By understanding these core categories, you’ve moved beyond the noise of price speculation and into the world of genuine understanding. You now have the framework to evaluate new projects, understand their purpose, and navigate the crypto kitchen with confidence.
Frequently Asked Questions
What’s the difference between a coin and a token?
A coin (like Bitcoin) operates on its own native blockchain, while a token (like SHIB or UNI) is built on top of an existing blockchain, most commonly Ethereum. Think of a coin as a restaurant with its own building, and a token as a pop-up kitchen operating inside that restaurant.
Is Bitcoin the best type of cryptocurrency?

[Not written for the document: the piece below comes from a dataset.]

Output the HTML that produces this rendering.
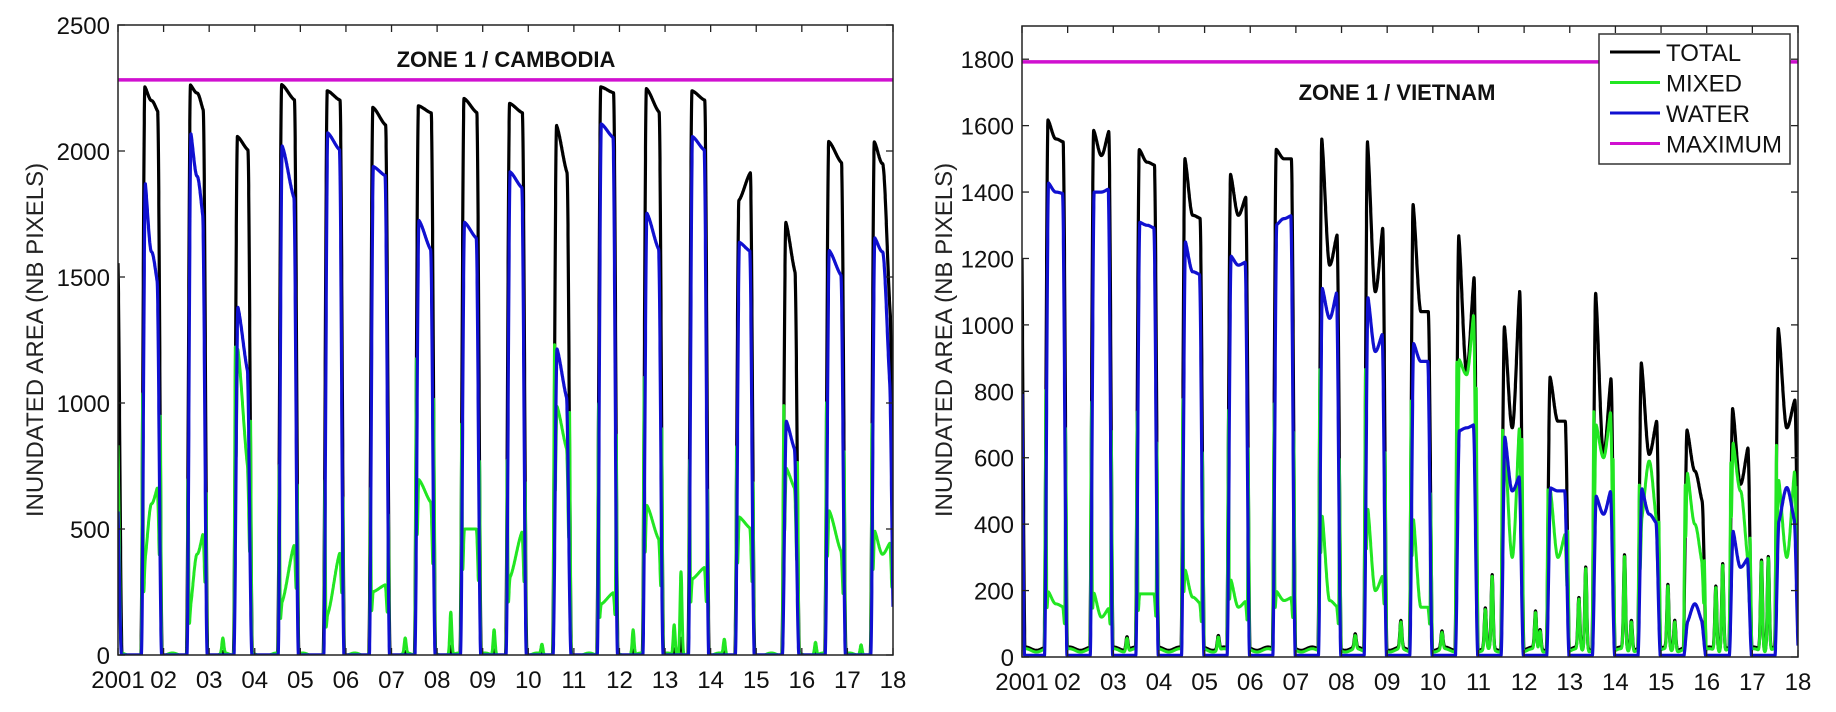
<!DOCTYPE html>
<html><head><meta charset="utf-8"><style>
html,body{margin:0;padding:0;background:#fff;}
svg{display:block;font-family:"Liberation Sans",Arial,sans-serif;}
</style></head><body>
<svg id="s" width="1836" height="712" xmlns="http://www.w3.org/2000/svg"></svg>
<script>
const S=document.getElementById('s');
let out='';
const L={x0:118,x1:893,y0:655,y1:25,ymax:2500,step:500,maxv:2282,title:'ZONE 1 / CAMBODIA',tx:506,ty:67,lx:35};
const R={x0:1022,x1:1798,y0:657,y1:26,ymax:1900,step:200,maxv:1792,title:'ZONE 1 / VIETNAM',tx:1397,ty:100,lx:944};
const Lp=[
[2000.5,2001.09,[1600,1600],[650,650],[950,950],0],
[2001.5,2001.97,[2260,2200,2150],[1920,1600,1450],[350,600,680],1000],
[2002.5,2002.97,[2265,2230,2150],[2100,1900,1700],[170,400,500],650],
[2003.53,2003.95,[2060,2000],[1400,1100],[1250,700],1000],
[2004.5,2004.97,[2265,2200],[2030,1800],[200,450],700],
[2005.5,2005.97,[2240,2200],[2075,2000],[150,420],650],
[2006.5,2006.97,[2175,2100],[1940,1900],[250,280],600],
[2007.5,2007.97,[2180,2150],[1730,1600],[700,600],1200],
[2008.5,2008.97,[2210,2150],[1720,1650],[500,500],800],
[2009.5,2009.97,[2190,2150],[1920,1850],[300,500],700],
[2010.53,2010.95,[2110,1900],[1230,1000],[1000,800],1100],
[2011.5,2011.97,[2255,2230],[2110,2050],[200,250],1000],
[2012.5,2012.97,[2250,2150],[1760,1600],[600,450],1000],
[2013.5,2013.97,[2240,2200],[2060,2000],[300,350],700],
[2014.53,2014.97,[1800,1920],[1640,1600],[550,500],700],
[2015.56,2015.95,[1730,1500],[940,800],[750,650],900],
[2016.5,2016.97,[2040,1950],[1610,1500],[580,400],900],
[2017.5,2018.04,[2040,1950,1300],[1660,1600,1000],[500,400,450],800]];
const Rp=[
[2000.5,2001.07,[1530],[1280],[1000],0],
[2001.48,2002.0,[1620,1560,1550],[1430,1400,1395],[200,160,150],1000],
[2002.48,2003.0,[1590,1510,1590],[1400,1400,1410],[200,120,150],900],
[2003.48,2004.0,[1530,1490,1480],[1310,1300,1290],[190,190,190],850],
[2004.48,2005.0,[1510,1330,1320],[1260,1160,1150],[270,180,160],1050],
[2005.48,2006.0,[1460,1330,1390],[1210,1180,1190],[240,150,170],900],
[2006.48,2007.0,[1530,1500,1500],[1300,1320,1330],[200,170,180],1050],
[2007.48,2008.0,[1580,1180,1280],[1120,1020,1110],[450,170,150],1000],
[2008.48,2009.0,[1575,1100,1310],[1100,920,980],[470,200,250],950],
[2009.48,2010.0,[1380,1040,1040],[950,890,890],[440,150,150],900],
[2010.48,2011.0,[1290,860,1170],[680,690,700],[900,850,1060],900],
[2011.48,2012.0,[1010,690,1140],[680,500,550],[680,300,750],700],
[2012.48,2013.0,[850,710,710],[510,500,500],[520,300,380],400],
[2013.48,2014.0,[1120,610,860],[490,430,510],[710,600,760],700],
[2014.48,2015.0,[900,610,720],[515,430,400],[400,590,390],500],
[2015.48,2016.0,[690,560,460],[100,160,100],[570,400,270],500],
[2016.48,2017.0,[760,520,640],[390,270,300],[660,500,270],600],
[2017.48,2018.03,[1000,690,780],[400,510,400],[550,300,590],700]];
const RS=[[2009.3,80],[2010.2,50],[2011.15,120],[2011.3,220],[2012.25,110],[2012.35,60],[2013.2,150],[2013.35,250],[2014.2,280],[2014.35,90],[2015.15,190],[2015.3,90],[2016.2,190],[2016.35,260],[2017.2,270],[2017.35,280],[2003.3,40],[2005.3,40],[2008.3,40]];
const LS=[[2007.3,60],[2008.3,170],[2009.25,100],[2010.3,40],[2012.3,100],[2013.2,120],[2013.35,330],[2014.3,60],[2016.3,50],[2017.3,40],[2003.3,60]];
function ss(x){x=Math.max(0,Math.min(1,x));return x*x*(3-2*x);}
function interp(k,u){if(k.length==1)return k[0];u=Math.max(0,Math.min(1,(u-0.12)/0.76));let p=u*(k.length-1),i=Math.min(Math.floor(p),k.length-2),f=p-i;f=f*f*(3-2*f);return k[i]*(1-f)+k[i+1]*f;}
function series(P,isR){
 const T=[],W=[],M=[];
 const SP=isR?RS:LS;
 for(let t=2001;t<=2018.0001;t+=0.002){
  let dryM,dryW;
  let spk=0;for(const q of SP)spk+=q[1]*Math.exp(-(((t-q[0])/0.03)**2));
  if(isR){dryM=20+5*Math.sin(t*13)+spk;dryW=5;}
  else{dryM=Math.max(0,8*Math.sin(t*11))+spk;dryW=0;}
  let tt=isR?dryM+dryW:dryM*0.2,ww=dryW,mm=dryM;
  for(const p of P){const [s,e,tk,wk,mk,E]=p;
   if(t<s-0.05||t>e+0.05)continue;
   const u=(t-s)/(e-s);
   const env=ss((t-s)/0.09)*ss((e-t)/0.1);
   const envW=ss((t-s-0.012)/0.09)*ss((e-t-0.012)/0.1);
   const tv=interp(tk,u)*env,wv=interp(wk,u)*envW;
   const sp=E*(Math.exp(-(((t-s-0.04)/0.015)**2))+0.8*Math.exp(-(((e-t-0.04)/0.015)**2)));
   const mv=interp(mk,u)*envW+Math.min(sp,tv)*(1-envW)*1.3;
   tt=Math.max(tt,tv);ww=Math.max(ww,wv);mm=Math.max(mm*(1-env),mv);
  }
  T.push([t,tt]);W.push([t,ww]);M.push([t,mm]);
 }
 return {T,W,M};
}
function path(A,ax,col,w){
 let d='';const sx=(ax.x1-ax.x0)/17,sy=(ax.y0-ax.y1)/ax.ymax;
 A.forEach((p,i)=>{d+=(i?'L':'M')+(ax.x0+(p[0]-2001)*sx).toFixed(1)+' '+(ax.y0-Math.min(p[1],ax.ymax)*sy).toFixed(1);});
 return `<path d="${d}" fill="none" stroke="${col}" stroke-width="${w}" stroke-linejoin="round"/>`;
}
function axes(ax,P,isR){
 const d=series(P,isR);
 out+=`<clipPath id="c${isR?1:0}"><rect x="${ax.x0}" y="${ax.y1}" width="${ax.x1-ax.x0}" height="${ax.y0-ax.y1}"/></clipPath>`;
 out+=`<g clip-path="url(#c${isR?1:0})">`;
 out+=path(d.T,ax,'#000',3.2)+path(d.M,ax,'#22e622',3)+path(d.W,ax,'#1010d0',3.2);
 const my=ax.y0-ax.maxv*(ax.y0-ax.y1)/ax.ymax;
 out+=`<line x1="${ax.x0}" x2="${ax.x1}" y1="${my}" y2="${my}" stroke="#d010d0" stroke-width="3.5"/>`;
 out+='</g>';
 out+=`<rect x="${ax.x0}" y="${ax.y1}" width="${ax.x1-ax.x0}" height="${ax.y0-ax.y1}" fill="none" stroke="#222" stroke-width="1.5"/>`;
 const sx=(ax.x1-ax.x0)/17,sy=(ax.y0-ax.y1)/ax.ymax;
 for(let i=0;i<=17;i++){const x=ax.x0+i*sx;
  out+=`<line x1="${x}" x2="${x}" y1="${ax.y0}" y2="${ax.y0-7}" stroke="#222" stroke-width="1.3"/><line x1="${x}" x2="${x}" y1="${ax.y1}" y2="${ax.y1+7}" stroke="#222" stroke-width="1.3"/>`;
  const lab=i==0?'2001':String(i+1).padStart(2,'0');
  out+=`<text x="${x}" y="${ax.y0+33}" font-size="24" text-anchor="middle" fill="#111">${lab}</text>`;}
 for(let v=0;v<=ax.ymax;v+=ax.step){const y=ax.y0-v*sy;
  out+=`<line x1="${ax.x0}" x2="${ax.x0+7}" y1="${y}" y2="${y}" stroke="#222" stroke-width="1.3"/><line x1="${ax.x1}" x2="${ax.x1-7}" y1="${y}" y2="${y}" stroke="#222" stroke-width="1.3"/>`;
  out+=`<text x="${ax.x0-8}" y="${y+9}" font-size="24" text-anchor="end" fill="#111">${v}</text>`;}
 out+=`<text x="${ax.tx}" y="${ax.ty}" font-size="22" font-weight="bold" text-anchor="middle" fill="#111">${ax.title}</text>`;
 out+=`<text transform="translate(${ax.lx+8},340) rotate(-90)" font-size="24" text-anchor="middle" fill="#222">INUNDATED AREA (NB PIXELS)</text>`;
}
axes(L,Lp,false);axes(R,Rp,true);
out+=`<rect x="1599" y="34" width="191" height="130" fill="#fff" stroke="#333" stroke-width="1.5"/>`;
const lg=[['TOTAL','#000'],['MIXED','#22e622'],['WATER','#1010d0'],['MAXIMUM','#d010d0']];
lg.forEach((e,i)=>{const y=52+i*30.5;
 out+=`<line x1="1610" x2="1660" y1="${y}" y2="${y}" stroke="${e[1]}" stroke-width="3"/><text x="1666" y="${y+9}" font-size="24" fill="#111">${e[0]}</text>`;});
S.innerHTML=out;
</script>
</body></html>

Bitcoin is the most secure and decentralized Proof-of-Work network, making it the “best” as a store of value. However, for use cases like complex applications (DeFi, NFTs) or high-speed payments, smart contract platforms are far superior in their design.
Can a cryptocurrency belong to more than one category?
Absolutely. The lines are often blurry. For instance, Ethereum is a Proof-of-Stake coin, it’s a smart contract platform, and it hosts thousands of other tokens. Many coins serve multiple functions within their ecosystem.
Are all cryptocurrencies a risky investment?
Yes, the entire asset class is inherently volatile and speculative, and you should never invest more than you are willing to lose. That said, different types carry vastly different risk profiles. A fiat-backed stablecoin is designed for stability, whereas a meme coin is at the extreme end of the risk spectrum.